Vietnam is forecast to account for the largest incremental demand growth, with its share of regional passivation chemical consumption rising from a low single-digit percentage in 2026 to approximately 10–12% by 2035 as new fab projects reach volume production. Malaysia’s market will continue to expand steadily at 4–6% annually, driven by advanced packaging and the conversion of existing assembly lines to more chemically intensive processes.
Singapore’s growth is likely to moderate to 3–5% annually as its fab base matures, though the city-state will maintain the highest value per kilogram of chemicals consumed due to its concentration of advanced-node production. The emergence of local blending and purification capacity in Malaysia and Vietnam represents a potential upside risk to the import-dependence assumption, though significant domestic production of certified high-purity passivation chemicals is unlikely before the late 2030s.
Market Opportunities
Establishing regional blending, purification, and quality-certification capacity for passivation layer chemicals represents the single largest opportunity in South-Eastern Asia. The current 60–75% import dependence creates extended lead times, logistics costs, and supply chain risk that local production could mitigate. Countries offering investment incentives for semiconductor materials manufacturing—including Malaysia’s National Semiconductor Strategy and Vietnam’s chip incentives—are actively courting chemical suppliers to establish local operations.
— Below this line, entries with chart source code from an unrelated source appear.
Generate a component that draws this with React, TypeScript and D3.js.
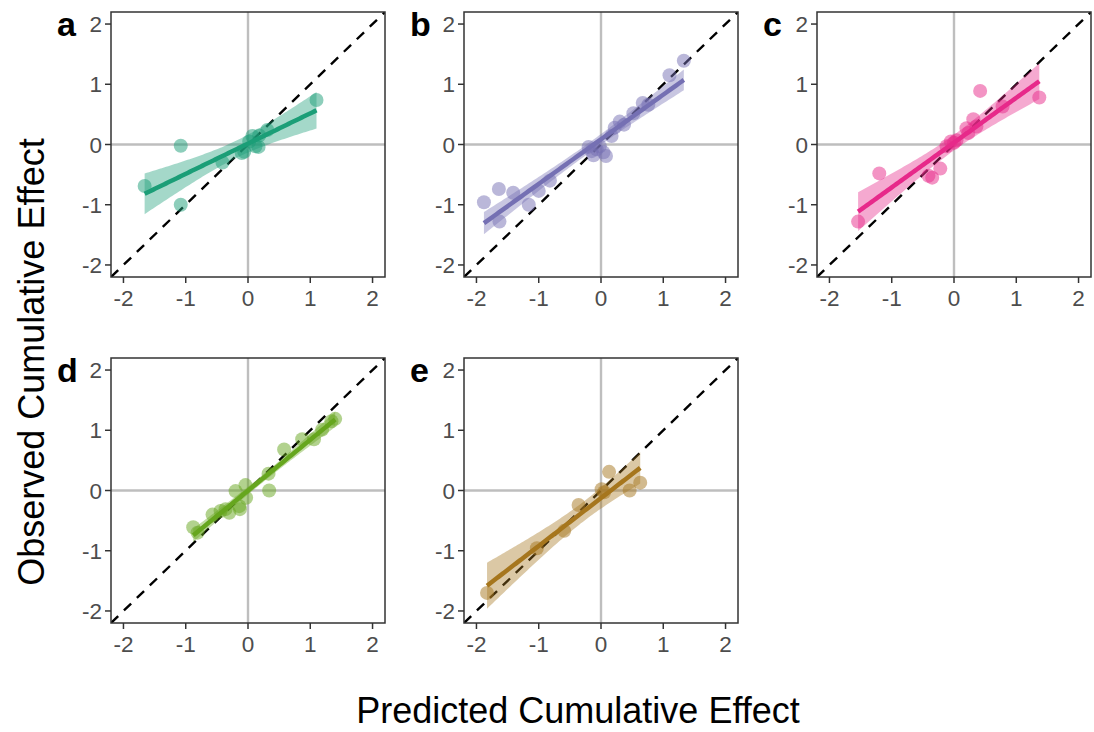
import React from 'react';
import * as d3 from 'd3';

// observed vs predicted cumulative effect, one panel per group
const panelLabels = ['a', 'b', 'c', 'd', 'e'];
const panelColors = ['#1B9E77', '#7570B3', '#E7298A', '#66A61E', '#A6761D'];

const predA = [-1.66, -1.08, -1.08, -0.41, -0.10, -0.06, 0.02, 0.07, 0.12, 0.17, 0.18, 0.31, 1.10];
const obsA = [-0.69, -0.02, -1.00, -0.30, -0.14, -0.12, 0.05, 0.14, -0.03, -0.04, 0.15, 0.24, 0.74];

const predB = [-1.88, -1.64, -1.63, -1.41, -1.16, -1.00, -0.82, -0.20, -0.15, -0.12, -0.07, -0.02, 0.04, 0.08, 0.17, 0.22, 0.30, 0.37, 0.52, 0.67, 0.76, 1.10, 1.33];
const obsB = [-0.96, -0.74, -1.28, -0.80, -1.00, -0.77, -0.60, -0.04, -0.11, -0.18, -0.08, -0.03, -0.13, -0.19, 0.14, 0.28, 0.38, 0.33, 0.52, 0.69, 0.66, 1.15, 1.39];

const predC = [-1.54, -1.20, -0.41, -0.35, -0.22, -0.12, -0.05, 0.00, 0.04, 0.20, 0.23, 0.31, 0.36, 0.42, 0.78, 1.37];
const obsC = [-1.28, -0.48, -0.52, -0.55, -0.40, -0.03, 0.05, 0.03, 0.07, 0.27, 0.19, 0.42, 0.30, 0.89, 0.63, 0.78];

const predD = [-0.88, -0.81, -0.57, -0.44, -0.36, -0.30, -0.20, -0.14, -0.13, -0.04, -0.03, 0.33, 0.34, 0.58, 0.87, 1.06, 1.19, 1.34, 1.40];
const obsD = [-0.61, -0.70, -0.40, -0.34, -0.31, -0.37, -0.01, -0.26, -0.31, 0.09, -0.12, 0.28, 0.00, 0.68, 0.85, 0.85, 1.01, 1.15, 1.19];

const predE = [-1.83, -1.03, -0.59, -0.36, 0.01, 0.05, 0.13, 0.46, 0.63];
const obsE = [-1.70, -0.96, -0.67, -0.24, 0.02, -0.03, 0.31, 0.00, 0.13];

const axisTicks = [-2, -1, 0, 1, 2];

const W = 1094;
const H = 732;
const panelW = 274;
const panelH = 265;
const colX = [111, 464, 817];
const rowY = [12, 358];
const FONT = '"Liberation Sans", Arial, Helvetica, sans-serif';

// t quantile via Cornish-Fisher expansion (good enough for 95% CI)
function qt975(df: number) {
  const z = 1.959964;
  const z3 = z ** 3, z5 = z ** 5, z7 = z ** 7, z9 = z ** 9;
  const g1 = (z3 + z) / 4;
  const g2 = (5 * z5 + 16 * z3 + 3 * z) / 96;
  const g3 = (3 * z7 + 19 * z5 + 17 * z3 - 15 * z) / 384;
  const g4 = (79 * z9 + 776 * z7 + 1482 * z5 - 1920 * z3 - 945 * z) / 92160;
  return z + g1 / df + g2 / df ** 2 + g3 / df ** 3 + g4 / df ** 4;
}

// linear fit with 95% confidence band, like geom_smooth(method = "lm")
function fitLm(xs: number[], ys: number[]) {
  const n = xs.length;
  const mx = d3.mean(xs)!;
  const my = d3.mean(ys)!;
  let sxx = 0, sxy = 0;
  xs.forEach((x, i) => {
    sxx += (x - mx) ** 2;
    sxy += (x - mx) * (ys[i] - my);
  });
  const slope = sxy / sxx;
  const icpt = my - slope * mx;
  const sse = d3.sum(xs, (x, i) => (ys[i] - icpt - slope * x) ** 2);
  const s = Math.sqrt(sse / (n - 2));
  const t = qt975(n - 2);
  const [x0, x1] = d3.extent(xs) as [number, number];
  return d3.range(81).map(k => {
    const x = x0 + (x1 - x0) * k / 80;
    const fit = icpt + slope * x;
    const se = s * Math.sqrt(1 / n + (x - mx) ** 2 / sxx);
    return { x, fit, lo: fit - t * se, hi: fit + t * se };
  });
}

const panels = [
  { xs: predA, ys: obsA },
  { xs: predB, ys: obsB },
  { xs: predC, ys: obsC },
  { xs: predD, ys: obsD },
  { xs: predE, ys: obsE },
];

function Panel({ idx, xs, ys }: { idx: number; xs: number[]; ys: number[] }) {
  const left = colX[idx % 3];
  const top = rowY[Math.floor(idx / 3)];
  const color = panelColors[idx];
  const x = d3.scaleLinear().domain([-2.2, 2.2]).range([0, panelW]);
  const y = d3.scaleLinear().domain([-2.2, 2.2]).range([panelH, 0]);
  const band = fitLm(xs, ys);
  const area = d3.area<any>().x(d => x(d.x)).y0(d => y(d.lo)).y1(d => y(d.hi));
  const line = d3.line<any>().x(d => x(d.x)).y(d => y(d.fit));
  const clipId = `clip-${idx}`;

  return (
    <g transform={`translate(${left},${top})`}>
      <defs>
        <clipPath id={clipId}>
          <rect x={0} y={0} width={panelW} height={panelH} />
        </clipPath>
      </defs>
      <rect x={0} y={0} width={panelW} height={panelH} fill="white" />
      <g clipPath={`url(#${clipId})`}>
        <line x1={x(0)} x2={x(0)} y1={0} y2={panelH} stroke="#BEBEBE" strokeWidth={2.4} />
        <line x1={0} x2={panelW} y1={y(0)} y2={y(0)} stroke="#BEBEBE" strokeWidth={2.4} />
        <line x1={x(-2.2)} y1={y(-2.2)} x2={x(2.2)} y2={y(2.2)}
          stroke="black" strokeWidth={2.4} strokeDasharray="10,8" />
        <path d={area(band)!} fill={color} fillOpacity={0.4} />
        {xs.map((v, i) => (
          <circle key={i} cx={x(v)} cy={y(ys[i])} r={7} fill={color} fillOpacity={0.5} />
        ))}
        <path d={line(band)!} fill="none" stroke={color} strokeWidth={4.5} />
      </g>
      <rect x={0} y={0} width={panelW} height={panelH} fill="none" stroke="#333333" strokeWidth={1.5} />
      {axisTicks.map(t => (
        <g key={'x' + t}>
          <line x1={x(t)} x2={x(t)} y1={panelH} y2={panelH + 6} stroke="#333333" strokeWidth={1.5} />
          <text x={x(t)} y={panelH + 29} textAnchor="middle" fontSize={22.5} fill="#4D4D4D" fontFamily={FONT}>
            {t}
          </text>
        </g>
      ))}
      {axisTicks.map(t => (
        <g key={'y' + t}>
          <line x1={-6} x2={0} y1={y(t)} y2={y(t)} stroke="#333333" strokeWidth={1.5} />
          <text x={-9} y={y(t)} dy="0.36em" textAnchor="end" fontSize={22.5} fill="#4D4D4D" fontFamily={FONT}>
            {t}
          </text>
        </g>
      ))}
      <text x={-54} y={24} fontSize={34} fontWeight="bold" fill="black" fontFamily={FONT}>
        {panelLabels[idx]}
      </text>
    </g>
  );
}

export default function App() {
  return (
    <svg width={W} height={H} style={{ position: 'absolute', left: 0, top: 0, background: 'white' }}>
      <rect width={W} height={H} fill="white" />
      {panels.map((p, i) => (
        <Panel key={i} idx={i} xs={p.xs} ys={p.ys} />
      ))}
      <text x={578} y={723} textAnchor="middle" fontSize={36} fill="black" fontFamily={FONT}>
        Predicted Cumulative Effect
      </text>
      <text transform="translate(44,362) rotate(-90)" textAnchor="middle" fontSize={36} fill="black" fontFamily={FONT}>
        Observed Cumulative Effect
      </text>
    </svg>
  );
}
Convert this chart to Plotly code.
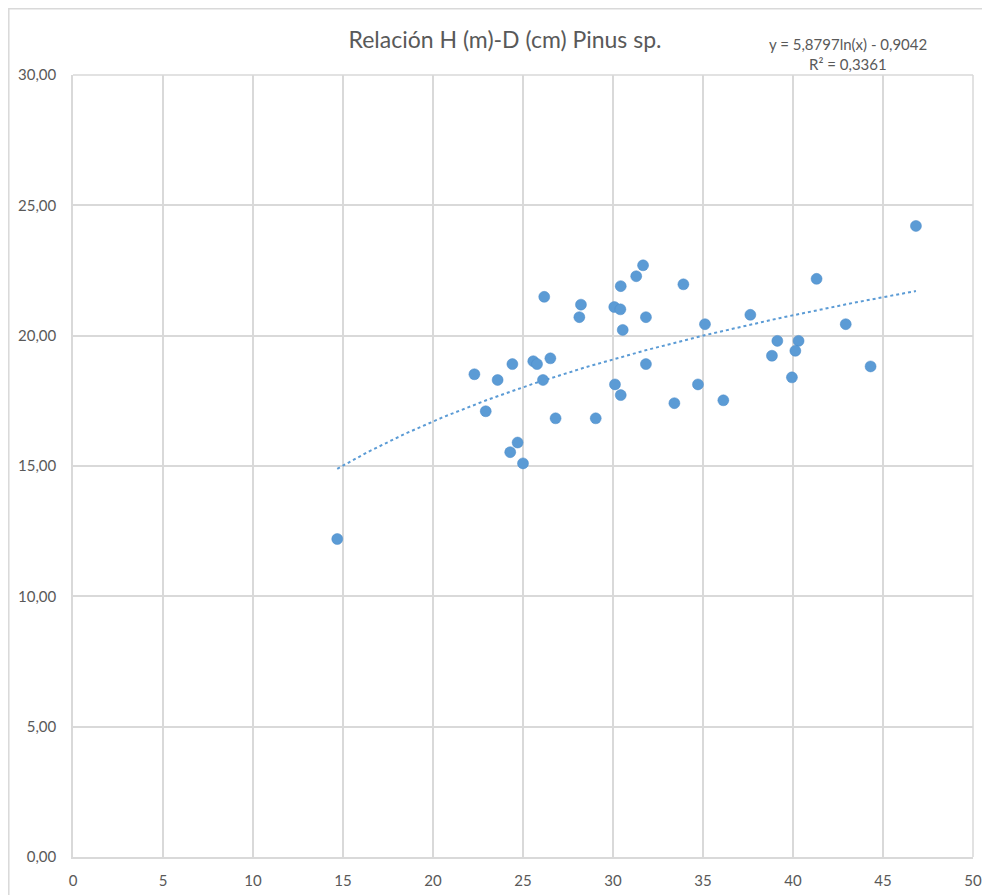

A regional production site could capture 15–25% of the import-substitutable market within a 5–7 year time frame, particularly for standard-grade and mid-purity products that do not require the highest certification levels.
The premium segment offers margin growth opportunities for suppliers that achieve qualification at advanced-node fabs. As existing fabs in Singapore and new fabs in Vietnam raise their process-node capabilities, the demand for high-purity precursors and specialty etching chemistries will grow faster than the overall market. Suppliers investing in fab qualification programs—a process that requires 12–18 months of joint testing and validation—can secure multi-year supply agreements with pricing that is relatively insulated from standard-grade competition.
Sustainability and chemical recycling represent a parallel opportunity, with several large fab operators in the region exploring on-site chemical recovery and reuse systems to reduce waste and procurement costs. Suppliers that offer recycling-compatible formulations or closed-loop logistics services are likely to gain preference in procurement evaluations over the forecast period.